O motivo? O marco obriga que até 2033 o saneamento seja universalizado. Simples assim. Sem depender de vontade política, de caixa, do que quer que seja. Está no contrato.
É bem verdade que as empresas estatais não gostaram e tentam ainda ampliar a data, alegando não serem capazes de cumprir o prazo. Mas, ainda assim, a obrigação segue lá.
É uma verdadeira revolução. O BNDES, por exemplo, calcula que os leilões planejados pelo banco envolvendo estatais estaduais devem gerar R$165 bilhões em investimentos, mais do que tudo investido na última década.
No setor de ferrovias, a situação não é diferente.

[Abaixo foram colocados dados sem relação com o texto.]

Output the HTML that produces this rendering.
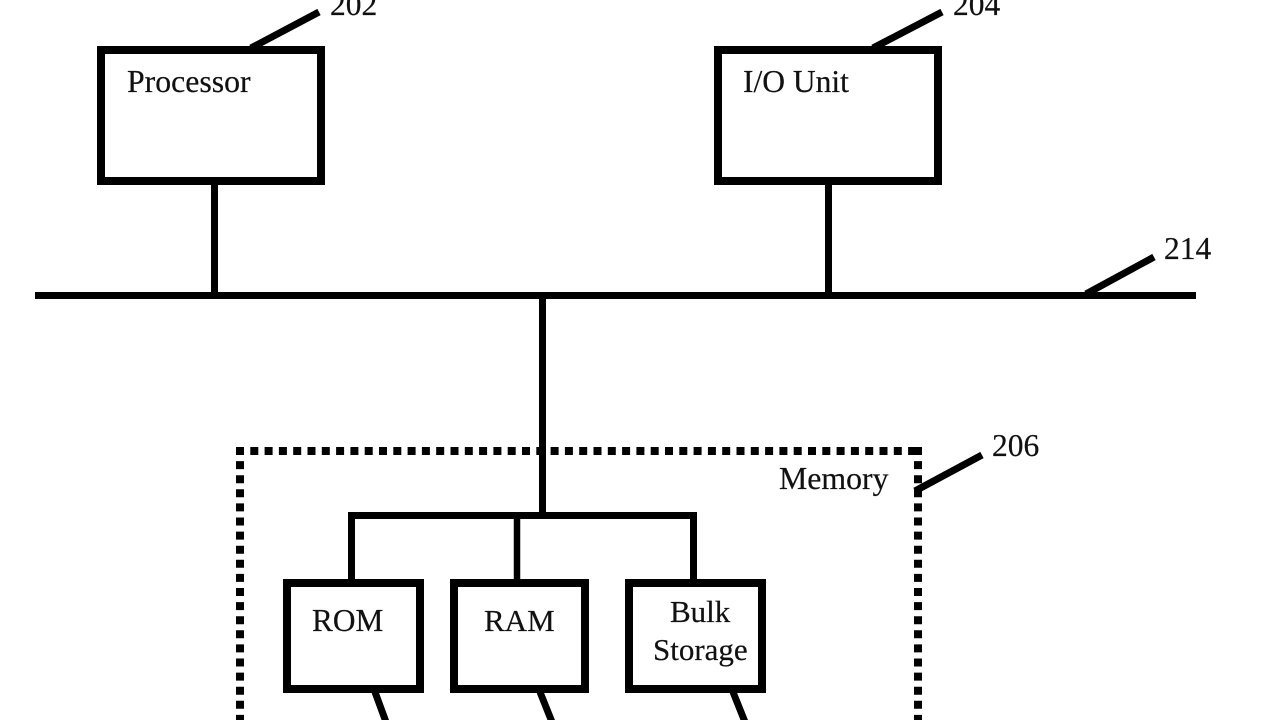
<!DOCTYPE html>
<html>
<head>
<meta charset="utf-8">
<style>
html,body{margin:0;padding:0;background:#fff;width:1280px;height:720px;overflow:hidden}
svg{display:block}
text{font-family:"Liberation Serif",serif;fill:#111;font-size:31.500px;stroke:#111;stroke-width:.2px}
</style>
</head>
<body>
<svg width="1280" height="720" viewBox="0 0 1280 720" xmlns="http://www.w3.org/2000/svg">
<rect width="1280" height="720" fill="#fff"/>
<g fill="none" stroke="#000">
  <!-- main boxes -->
  <rect x="101" y="50" width="220" height="131" stroke-width="8"/>
  <rect x="718" y="50" width="220" height="131" stroke-width="8"/>
  <!-- drops and bus -->
  <path d="M214.500 181V295M828.500 181V295" stroke-width="7"/>
  <path d="M35 295.500H1196" stroke-width="7"/>
  <path d="M542.500 295V516" stroke-width="7"/>
  <!-- memory tree -->
  <path d="M351.500 580V515.500H693.500V580" stroke-width="7"/>
  <path d="M517 516V580" stroke-width="6.500"/>
  <!-- memory boxes -->
  <rect x="287" y="583" width="133" height="106" stroke-width="8"/>
  <rect x="454" y="583" width="131" height="106" stroke-width="8"/>
  <rect x="629" y="583" width="133" height="106" stroke-width="8"/>
  <!-- lower connectors -->
  <path d="M375 692L386 722M540 692L552 722M733 692L745 722" stroke-width="7"/>
  <!-- memory dotted -->
  <path d="M236 451H922" stroke-width="8" stroke-dasharray="8 6.300"/>
  <path d="M240 447V720" stroke-width="8" stroke-dasharray="8 6.100"/>
  <path d="M918 447V720" stroke-width="8" stroke-dasharray="8 6.100"/>
  <!-- leaders -->
  <path d="M251 48L319 12M873 48L942 12M1086 294L1154 257" stroke-width="7"/>
</g>
<path d="M915 491L982 455" stroke="#000" stroke-width="7" fill="none"/>
<text x="127" y="92" font-size="31.500" style="font-size:31.800px">Processor</text>
<text x="743" y="92" style="font-size:31.500px">I/O Unit</text>
<text x="330" y="15">202</text>
<text x="953" y="15">204</text>
<text x="1164" y="259">214</text>
<text x="992" y="456">206</text>
<text x="779" y="489" style="font-size:31.800px">Memory</text>
<text x="312" y="631" style="font-size:31.300px">ROM</text>
<text x="484" y="631" style="font-size:31px">RAM</text>
<text x="670" y="622" style="font-size:31px">Bulk</text>
<text x="653" y="660" style="font-size:31px">Storage</text>
</svg>
</body>
</html>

Com a Medida Provisória do governo, que se adiantou ao marco das ferrovias parado no congresso, já foram anunciados R$ 80 bilhões em investimentos.
O valor é o equivalente a mais da metade de tudo que as concessionárias investiram desde 1997 (em termos nominais). Tudo em cerca de 40 dias.
A “revolução” neste caso é mais óbvio, e chega a envergonhar que só tenha saído em 2021: por conta da MP, empresas que possuem interesse em construir ferrovias passam a ter permissão para construir.
Antes era preciso que o Estado apresentasse o projeto e fizesse um leilão de concessão.
Isso impede, por exemplo, que uma grande indústria de celulose, construa uma ferrovia para escoar sua produção.
Desde que foi editada a MP já recebeu 14 propostas de novas ferrovias no país. Elas nascem para atender projetos industriais, reduzindo custo e melhorando eficiência. Além de atender a demanda de agro.
É claro que ambos os temas são incapazes de gerar respostas imediatas aos problemas de agora, como inflação, emprego e renda, mas são questões relevantes quando falamos de algo que interessa a todos: longo prazo.
Construir uma boa perspectiva é tão importante quanto cuidar do hoje, pois facilita o trabalho mais à frente.